Budget for these trims. It’s better to have a cheap shampoo and a great haircut than a $50 shampoo and a $20 haircut. The structure is everything. If the foundation is bad, no amount of expensive paste will make it look good.
Nighttime Care
Don't sleep on a cotton pillowcase. It sucks the moisture out of your hair and creates friction that tangles the waves. Buy a silk or satin pillowcase. It sounds high-maintenance, but it actually saves you time in the morning because your hair won't be a bird’s nest. You can also try the "pineapple" method if your hair is long enough, which involves tying it loosely at the very top of your head with a silk scrunchie.
Dealing with Weather
Humidity is the ultimate test. On days when the air is thick, don't try to fight it. Lean into the volume. Use a slightly stronger gel or a "hair spray" with anti-humectant properties. These products create a barrier that prevents moisture from the air from entering the hair shaft and causing it to swell. If it's raining, just put on a headband or a stylish clip. Sometimes, the weather wins, and that's okay.
Next Steps for Your Hair Journey
Ready to make the change? Don't just book an appointment and hope for the best. Follow these concrete steps to ensure you get the result you actually want.
- Document your hair. Take photos of your hair on its best day and its worst day. Show these to your stylist so they understand your "real" texture, not just how it looks when you've spent an hour on it.
- Research stylists. Look for someone who specializes in texture. Check their Instagram. If every photo is a sleek, straight blowout, they might not be the right person for your waves.
- Buy a microfiber towel today. It’s the single cheapest way to improve your hair quality immediately. You’ll see a difference in frizz levels after just one wash.
- Clear out your cabinet. Get rid of products containing harsh sulfates or heavy waxes. If you haven't used that "extra hold" hairspray in a year, toss it. It’s likely just drying out your strands.
- Start slow. If you're nervous about a pixie, go for a "lob" (long bob) first. You can always go shorter next time, but you can't put the hair back on once it's on the floor.
- Learn the "scrunch out the crunch." If you use gel, your hair will feel stiff when it dries. This is a "cast." Once it's 100% dry, gently scrunch your hair with your hands. The stiffness will break, leaving behind soft, defined waves that hold their shape all day.

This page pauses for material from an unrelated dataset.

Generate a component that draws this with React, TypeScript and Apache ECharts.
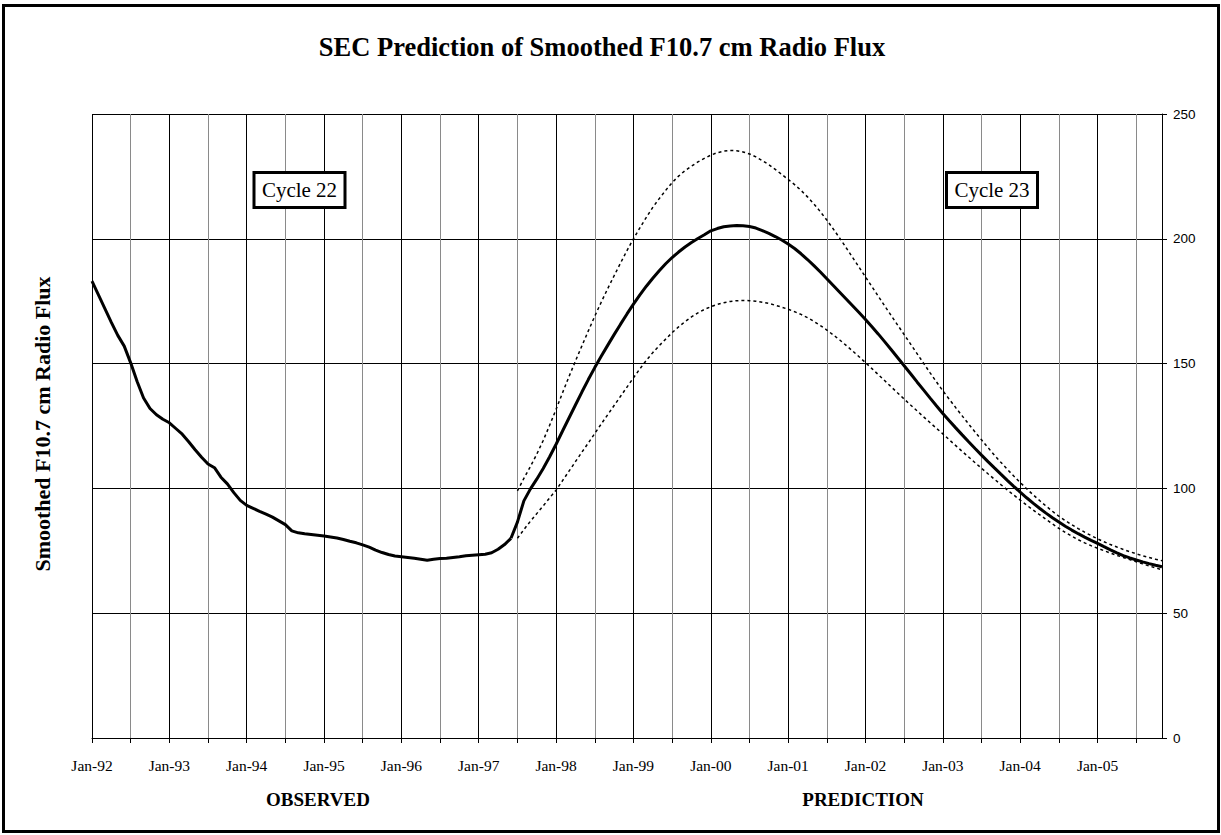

Wavy hair is a gift. It has personality. It has movement. It has soul. When you embrace shorter lengths, you're finally letting that personality shine through. Stop seeing your waves as a problem to be solved and start seeing them as a feature to be highlighted. It’s a lifestyle shift, but once you make it, you'll never want to go back to the flat iron again. Keep your routine simple, your tools specific, and your confidence high. You've got this. Your hair was meant to bounce.